There are also the carriages you can take control GTA-style on London’s streets, and the rope launcher. The second is a Batman-style grapple hook which doesn’t really add much to the game. Of course, the big change in Assassin’s Creed Syndicate is that it offers a playable female character.

You see, Ubisoft got roasted for not including playable female characters in Assassin’s Creed Unity – so Evie Frye was made available here for players to command (you can take control of her brother Jacob too). Both are good – if not great – characters in the ever-expanding Assassin’s Creed universe. Meanwhile, Assassin’s Creed Syndicate itself can only be described as a solid game in the series, and nothing more.

Came out on: PS4, Xbox One and PC.

7. Assassin’s Creed: Brotherhood

Cesare Borgia is one mean adversary in this Assassin’s Creed game.

After the smash hit that Assassin’s Creed II was, Ubisoft quickly followed with a sequel titled Assassin’s Creed Brotherhood.
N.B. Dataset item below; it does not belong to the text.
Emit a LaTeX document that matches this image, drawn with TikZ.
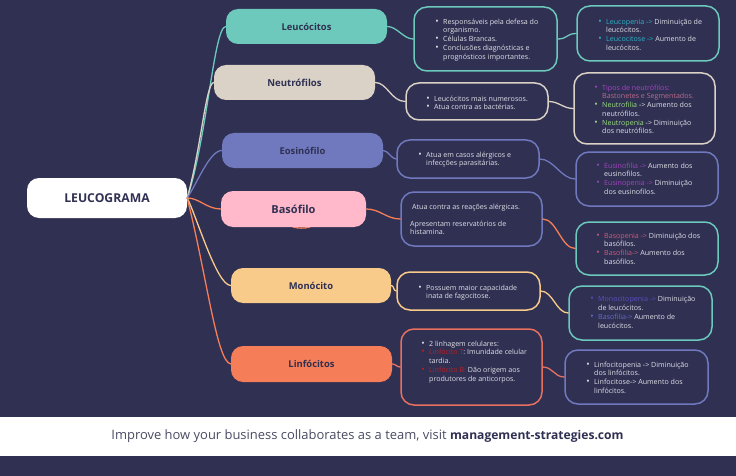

And although this led to some screaming “cash in” (which Brotherhood arguably is) the opening moments here are so good you can forgive Ubisoft for delivering more of the same.
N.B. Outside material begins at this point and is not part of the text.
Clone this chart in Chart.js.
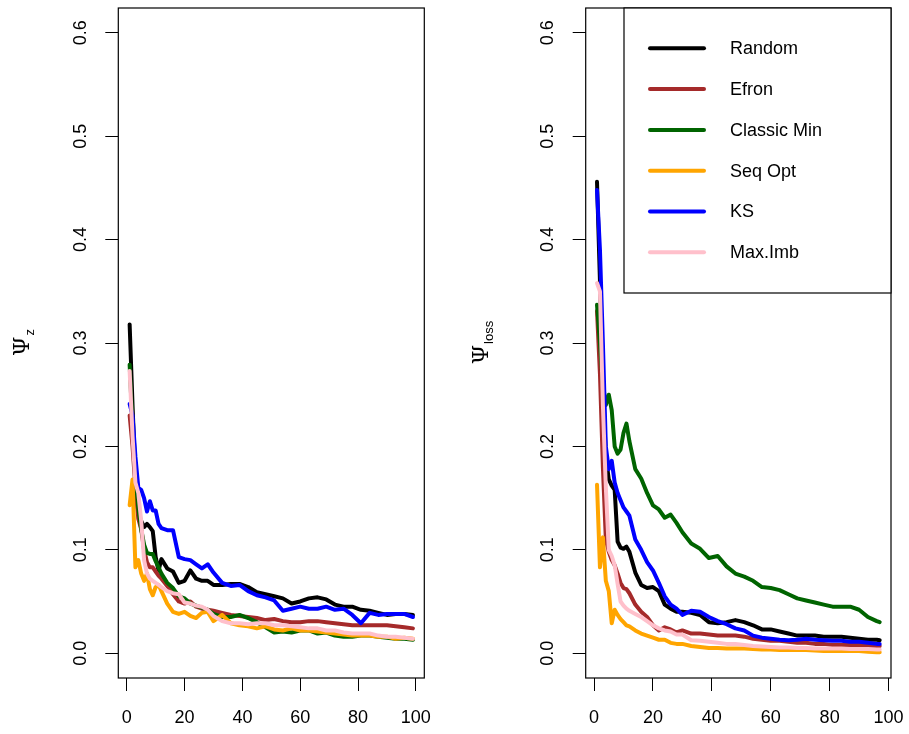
<!DOCTYPE html>
<html>
<head>
<meta charset="utf-8">
<script src="https://cdn.jsdelivr.net/npm/chart.js@4.4.0/dist/chart.umd.min.js"></script>
<style>
  html, body { margin: 0; padding: 0; background: #fff; }
  #wrap { position: relative; width: 909px; height: 734px; }
  canvas { position: absolute; top: 0; }
</style>
</head>
<body>
<div id="wrap">
  <canvas id="chartZ" width="454" height="734" style="left:0"></canvas>
  <canvas id="chartLoss" width="455" height="734" style="left:454px"></canvas>
</div>
<script>
const seriesNames = ['Random', 'Efron', 'Classic Min', 'Seq Opt', 'KS', 'Max.Imb'];
const seriesColors = ['#000000', '#A52A2A', '#006400', '#FFA500', '#0000FF', '#FFC0CB'];
const xTicks = [0, 20, 40, 60, 80, 100];
const yTicks = [0, 0.1, 0.2, 0.3, 0.4, 0.5, 0.6];

// left panel: Psi_z
const stepsZ = [1,2,3,4,5,6,7,8,9,10,11,12,14,16,18,20,22,24,26,28,30,33,36,39,42,45,48,51,54,57,60,63,66,69,72,75,78,81,84,87,90,93,96,99];
const zRandom = [0.318,0.24,0.17,0.135,0.128,0.122,0.125,0.122,0.118,0.093,0.080,0.091,0.082,0.079,0.068,0.070,0.080,0.072,0.070,0.070,0.066,0.066,0.067,0.067,0.064,0.059,0.057,0.055,0.053,0.048,0.050,0.053,0.054,0.052,0.047,0.045,0.045,0.042,0.041,0.039,0.037,0.038,0.038,0.037];
const zEfron = [0.230,0.200,0.160,0.130,0.120,0.100,0.088,0.083,0.083,0.079,0.075,0.072,0.065,0.057,0.050,0.048,0.050,0.045,0.043,0.042,0.041,0.039,0.037,0.036,0.035,0.034,0.032,0.033,0.031,0.030,0.030,0.031,0.031,0.030,0.029,0.028,0.027,0.027,0.027,0.027,0.027,0.026,0.025,0.024];
const zClassicMin = [0.279,0.220,0.170,0.140,0.120,0.105,0.097,0.096,0.096,0.089,0.083,0.077,0.068,0.063,0.055,0.053,0.048,0.046,0.044,0.042,0.038,0.035,0.035,0.037,0.034,0.030,0.025,0.020,0.021,0.020,0.022,0.022,0.019,0.020,0.017,0.016,0.016,0.017,0.017,0.016,0.015,0.014,0.014,0.013];
const zSeqOpt = [0.143,0.168,0.083,0.090,0.077,0.070,0.077,0.062,0.056,0.064,0.066,0.060,0.048,0.040,0.038,0.040,0.036,0.034,0.039,0.040,0.031,0.037,0.029,0.027,0.026,0.024,0.026,0.023,0.022,0.024,0.022,0.022,0.021,0.020,0.019,0.018,0.017,0.017,0.017,0.016,0.016,0.014,0.015,0.014];
const zKS = [0.241,0.230,0.190,0.160,0.158,0.150,0.137,0.147,0.138,0.138,0.125,0.121,0.119,0.119,0.093,0.091,0.090,0.086,0.082,0.086,0.078,0.068,0.065,0.066,0.060,0.056,0.054,0.051,0.041,0.043,0.045,0.043,0.043,0.045,0.042,0.043,0.037,0.029,0.039,0.037,0.038,0.038,0.038,0.035];
const zMaxImb = [0.273,0.210,0.165,0.155,0.128,0.090,0.077,0.072,0.070,0.068,0.066,0.064,0.060,0.058,0.057,0.049,0.048,0.046,0.045,0.042,0.036,0.031,0.029,0.029,0.028,0.029,0.029,0.027,0.027,0.026,0.025,0.024,0.024,0.022,0.022,0.020,0.019,0.019,0.019,0.017,0.016,0.016,0.015,0.014];

// right panel: Psi_loss
const stepsLoss = [1,2,3,4,5,6,7,8,9,10,11,12,14,16,18,20,22,24,26,28,30,33,36,39,42,45,48,51,54,57,60,63,66,69,72,75,78,81,84,87,90,93,96,97];
const lossRandom = [0.456,0.360,0.260,0.190,0.168,0.162,0.158,0.108,0.102,0.101,0.103,0.098,0.078,0.066,0.063,0.064,0.060,0.047,0.043,0.040,0.040,0.039,0.037,0.030,0.029,0.030,0.032,0.030,0.027,0.023,0.023,0.021,0.019,0.017,0.017,0.017,0.016,0.016,0.016,0.015,0.014,0.013,0.013,0.0125];
const lossEfron = [0.331,0.270,0.180,0.110,0.098,0.090,0.085,0.077,0.068,0.063,0.062,0.058,0.047,0.040,0.035,0.027,0.022,0.025,0.023,0.020,0.022,0.019,0.019,0.018,0.017,0.017,0.017,0.016,0.014,0.013,0.012,0.012,0.011,0.010,0.010,0.009,0.009,0.008,0.008,0.008,0.008,0.007,0.007,0.007];
const lossClassicMin = [0.337,0.300,0.260,0.240,0.250,0.235,0.200,0.193,0.197,0.213,0.222,0.205,0.178,0.169,0.155,0.143,0.139,0.131,0.134,0.126,0.117,0.106,0.101,0.092,0.094,0.084,0.077,0.074,0.070,0.064,0.063,0.061,0.057,0.053,0.051,0.049,0.047,0.045,0.045,0.045,0.042,0.035,0.031,0.030];
const lossSeqOpt = [0.163,0.083,0.112,0.070,0.060,0.029,0.042,0.037,0.033,0.030,0.027,0.026,0.022,0.019,0.017,0.015,0.013,0.013,0.010,0.009,0.009,0.007,0.006,0.005,0.005,0.0045,0.0045,0.0045,0.004,0.0035,0.0035,0.003,0.003,0.003,0.003,0.0025,0.002,0.002,0.002,0.002,0.002,0.0015,0.001,0.001];
const lossKS = [0.448,0.390,0.300,0.200,0.178,0.186,0.165,0.155,0.148,0.141,0.137,0.133,0.110,0.100,0.088,0.080,0.068,0.055,0.047,0.043,0.037,0.041,0.040,0.035,0.031,0.028,0.024,0.022,0.017,0.015,0.014,0.013,0.0125,0.013,0.014,0.013,0.0125,0.012,0.012,0.011,0.011,0.010,0.009,0.009];
const lossMaxImb = [0.358,0.350,0.240,0.160,0.100,0.094,0.085,0.067,0.050,0.046,0.043,0.041,0.038,0.035,0.031,0.027,0.024,0.022,0.021,0.018,0.018,0.0125,0.012,0.011,0.010,0.009,0.009,0.008,0.007,0.0065,0.006,0.0055,0.0055,0.005,0.005,0.0045,0.0045,0.0045,0.0045,0.004,0.004,0.004,0.0035,0.0035];

const fontFamily = '"Liberation Sans", Arial, Helvetica, sans-serif';

function makeDatasets(steps, cols) {
  return cols.map((vals, i) => ({
    label: seriesNames[i],
    data: vals.map((v, j) => ({ x: steps[j], y: v })),
    borderColor: seriesColors[i],
    backgroundColor: seriesColors[i],
    borderWidth: 4,
    borderCapStyle: 'round',
    borderJoinStyle: 'round',
    pointRadius: 0,
    tension: 0,
    fill: false,
    order: cols.length - i   // later series drawn on top, as in R
  }));
}

// box round the plot region + the Psi axis title
const framePlugin = {
  id: 'frame',
  afterDatasetsDraw(chart, args, opts) {
    const { ctx, chartArea: a } = chart;
    ctx.save();
    ctx.strokeStyle = '#000';
    ctx.lineWidth = 1.2;
    ctx.strokeRect(a.left, a.top, a.right - a.left, a.bottom - a.top);

    // y title: Psi with subscript, rotated
    ctx.translate(opts.titleX, (a.top + a.bottom) / 2);
    ctx.rotate(-Math.PI / 2);
    ctx.fillStyle = '#000';
    ctx.textBaseline = 'middle';
    ctx.textAlign = 'left';
    const bigFont = '22px "DejaVu Serif", "Liberation Serif", serif';
    const subFont = '13px ' + fontFamily;
    ctx.font = bigFont;
    const wBig = ctx.measureText('\u03A8').width;
    ctx.font = subFont;
    const wSub = ctx.measureText(opts.sub).width;
    const x0 = -(wBig + wSub) / 2;
    ctx.font = bigFont;
    ctx.fillText('\u03A8', x0, 0);
    ctx.font = subFont;
    ctx.fillText(opts.sub, x0 + wBig + 1, 7);
    ctx.restore();
  }
};

// legend box in the top right corner of the plot region
const boxLegendPlugin = {
  id: 'boxLegend',
  afterDraw(chart, args, opts) {
    if (!opts.show) return;
    const { ctx, chartArea: a } = chart;
    const w = 267, h = 285;
    const left = a.right - w, top = a.top;
    ctx.save();
    ctx.fillStyle = '#fff';
    ctx.fillRect(left, top, w, h);
    ctx.strokeStyle = '#000';
    ctx.lineWidth = 1.2;
    ctx.strokeRect(left, top, w, h);
    ctx.font = '18px ' + fontFamily;
    ctx.textBaseline = 'middle';
    ctx.textAlign = 'left';
    chart.data.datasets.forEach((ds, i) => {
      const y = top + 40.3 + i * 40.8;
      ctx.strokeStyle = ds.borderColor;
      ctx.lineWidth = 4;
      ctx.lineCap = 'round';
      ctx.beginPath();
      ctx.moveTo(left + 26, y);
      ctx.lineTo(left + 80, y);
      ctx.stroke();
      ctx.fillStyle = '#000';
      ctx.fillText(ds.label, left + 106, y + 1);
    });
    ctx.restore();
  }
};

function makeChart(canvasId, steps, cols, cfg) {
  const spread = (steps[steps.length - 1] - steps[0]) * 0.04;
  const tickFont = { family: fontFamily, size: 18 };
  return new Chart(document.getElementById(canvasId), {
    type: 'line',
    data: { datasets: makeDatasets(steps, cols) },
    options: {
      responsive: false,
      animation: false,
      devicePixelRatio: 1,
      layout: { padding: { left: 0, right: cfg.padRight, top: 8, bottom: 0 } },
      plugins: {
        legend: { display: false },
        tooltip: { enabled: false },
        frame: { titleX: cfg.titleX, sub: cfg.sub },
        boxLegend: { show: cfg.legend }
      },
      scales: {
        x: {
          type: 'linear',
          min: steps[0] - spread,
          max: steps[steps.length - 1] + spread,
          afterBuildTicks: s => { s.ticks = xTicks.map(v => ({ value: v })); },
          afterFit: s => { s.height = 56; s.paddingLeft = 0; s.paddingRight = 0; },
          grid: { drawOnChartArea: false, tickLength: 13, color: '#000', lineWidth: 1 },
          border: { display: false },
          ticks: { font: tickFont, color: '#000', padding: 16, maxRotation: 0, autoSkip: false }
        },
        y: {
          type: 'linear',
          min: -0.024,
          max: 0.624,
          afterBuildTicks: s => { s.ticks = yTicks.map(v => ({ value: v })); },
          afterFit: s => { s.width = cfg.yWidth; s.paddingTop = 0; s.paddingBottom = 0; },
          grid: { drawOnChartArea: false, tickLength: 13, color: '#000', lineWidth: 1 },
          border: { display: false },
          ticks: {
            font: tickFont, color: '#000', padding: 12,
            minRotation: 90, maxRotation: 90, crossAlign: 'center',
            callback: v => v.toFixed(1)
          }
        }
      }
    },
    plugins: [framePlugin, boxLegendPlugin]
  });
}

makeChart('chartZ', stepsZ,
  [zRandom, zEfron, zClassicMin, zSeqOpt, zKS, zMaxImb],
  { yWidth: 118.3, padRight: 29.7, titleX: 23, sub: 'z', legend: false });

makeChart('chartLoss', stepsLoss,
  [lossRandom, lossEfron, lossClassicMin, lossSeqOpt, lossKS, lossMaxImb],
  { yWidth: 131.7, padRight: 18, titleX: 28, sub: 'loss', legend: true });
</script>
</body>
</html>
Actually, it’s only moments after protagonist Ezio and Catherina Sforza have finished having fun between the sheets that Monteriggioni (Ezio’s base in Assassin’s Creed II) is blown to bits by Cesare Borgia in one stunning battle. And Cesare truly is a great villain. He’s one of the best in gaming so far, even if he’s involved in an awkward scene or two here (such as one ridiculous moment in which he kisses his sister with a little too much enthusiasm…).
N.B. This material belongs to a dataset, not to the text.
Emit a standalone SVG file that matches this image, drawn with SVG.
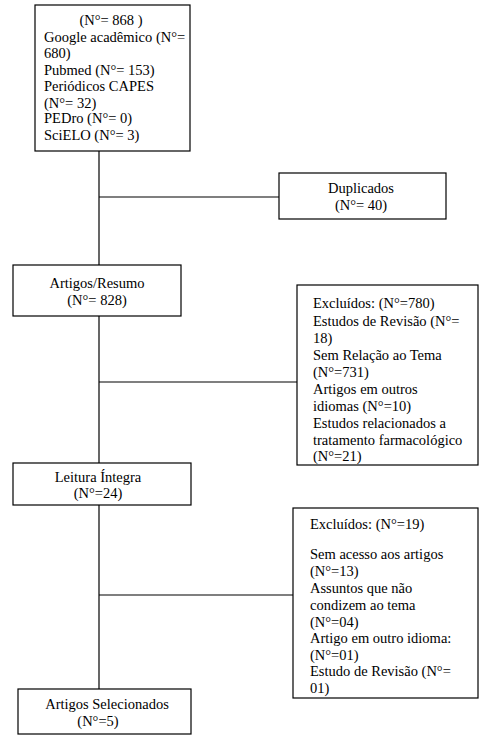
<svg xmlns="http://www.w3.org/2000/svg" width="488" height="742" viewBox="0 0 488 742">
<style>
.box{fill:#fff;stroke:#000;stroke-width:1.2}
.ln{stroke:#000;stroke-width:1.2;fill:none}
text{font-family:'Liberation Serif','DejaVu Serif',serif;font-size:14.5px;fill:#000}
.c{text-anchor:middle}
</style>
<rect width="488" height="742" fill="#fff"/>
<g id="connectors">
<line class="ln" x1="99" y1="151" x2="99" y2="265"/>
<line class="ln" x1="99" y1="316" x2="99" y2="463"/>
<line class="ln" x1="99" y1="505" x2="99" y2="689"/>
<line class="ln" x1="99" y1="197" x2="279" y2="197"/>
<line class="ln" x1="99" y1="382" x2="297" y2="382"/>
<line class="ln" x1="99" y1="595" x2="293" y2="595"/>
</g>
<g font-family="Liberation Serif, DejaVu Serif, serif">
<g id="n1">
<rect class="box" x="35" y="5" width="155" height="146"/>
<text class="c" x="111" y="25">(N°= 868 )</text>
<text x="44" y="42">Google acadêmico (N°=</text>
<text x="44" y="58">680)</text>
<text x="44" y="75">Pubmed (N°= 153)</text>
<text x="44" y="91">Periódicos CAPES</text>
<text x="44" y="108">(N°= 32)</text>
<text x="44" y="123">PEDro (N°= 0)</text>
<text x="44" y="140">SciELO (N°= 3)</text>
</g>
<g id="n2">
<rect class="box" x="279" y="173" width="167" height="46"/>
<text class="c" x="361" y="193">Duplicados</text>
<text class="c" x="361" y="210">(N°= 40)</text>
</g>
<g id="n3">
<rect class="box" x="13" y="265" width="168" height="51"/>
<text class="c" x="97" y="288">Artigos/Resumo</text>
<text class="c" x="97" y="305">(N°= 828)</text>
</g>
<g id="n4">
<rect class="box" x="297" y="285" width="181" height="180"/>
<text x="313" y="308">Excluídos: (N°=780)</text>
<text x="313" y="326">Estudos de Revisão (N°=</text>
<text x="313" y="343">18)</text>
<text x="313" y="360">Sem Relação ao Tema</text>
<text x="313" y="377">(N°=731)</text>
<text x="313" y="394">Artigos em outros</text>
<text x="313" y="411">idiomas (N°=10)</text>
<text x="313" y="428">Estudos relacionados a</text>
<text x="313" y="445">tratamento farmacológico</text>
<text x="313" y="461">(N°=21)</text>
</g>
<g id="n5">
<rect class="box" x="13" y="463" width="178" height="42"/>
<text class="c" x="98" y="482">Leitura Íntegra</text>
<text class="c" x="98" y="498">(N°=24)</text>
</g>
<g id="n6">
<rect class="box" x="293" y="508" width="185" height="190"/>
<text x="310" y="529">Excluídos: (N°=19)</text>
<text x="310" y="559">Sem acesso aos artigos</text>
<text x="310" y="576">(N°=13)</text>
<text x="310" y="593">Assuntos que não</text>
<text x="310" y="610">condizem ao tema</text>
<text x="310" y="627">(N°=04)</text>
<text x="310" y="643">Artigo em outro idioma:</text>
<text x="310" y="660">(N°=01)</text>
<text x="310" y="676">Estudo de Revisão (N°=</text>
<text x="310" y="693">01)</text>
</g>
<g id="n7">
<rect class="box" x="18" y="689" width="173" height="45"/>
<text class="c" x="107" y="709">Artigos Selecionados</text>
<text class="c" x="98" y="726">(N°=5)</text>
</g>
</g>
</svg>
Back in the present day, Rebecca, Shaun, Lucy and, of course, Desmond carry on with their business. Finding the Apple of Eden, that is. You know, the mysterious trinket the Templars also want for themselves, and which grants eternal power (or something like that). Like its predecessor Assassin’s Creed II, this also has a mind-blowing ending, which means all the effort of running through 16th century Rome stabbing Templars and rallying the Brotherhood against the Borgias pays off in the end.

Came out on: PS4, Xbox One (as part of The Ezio Collection), PC, Xbox 360 and PS3.

6. Assassin’s Creed: Revelations

Ezio Auditore fights for love (and the Brotherhood) in Assassin’s Creed Revelations.

Players waved goodbye to Ezio Auditore in this game. You see, this 2011 gem was your last chance to control Ezio in an Assassin’s Creed game. And it definitely was a good one. Set in Constantinople, this was a far cry from the Italian setting of the earlier games. An even an older Ezio did not lose his touch with women – a librarian named Sofia is his love interest here. When it came to fighting, there were new tools here too. The new poison blade made enemies turn against each other, leading to some hilarious situations in combat.

Revelations also let you play as two other characters aside from Ezio. The flashbacks involving Altair (Assassin’s Creed I’s protagonist) are interesting, and shed light on the mysterious Middle-Eastern Assassin. And learning more about Desmond’s life thanks to some colourful puzzle sequences in the modern day was also a boon. Playing a tower defence game in Constantinople felt slightly out of place here though, and none of the villains in the game’s story cause much of an impression either. Nonetheless, this still puts an end to Ezio’s trilogy with flying colours.

Came out on: PS4, Xbox One (as part of The Ezio Collection), PC, Xbox 360 and PS3.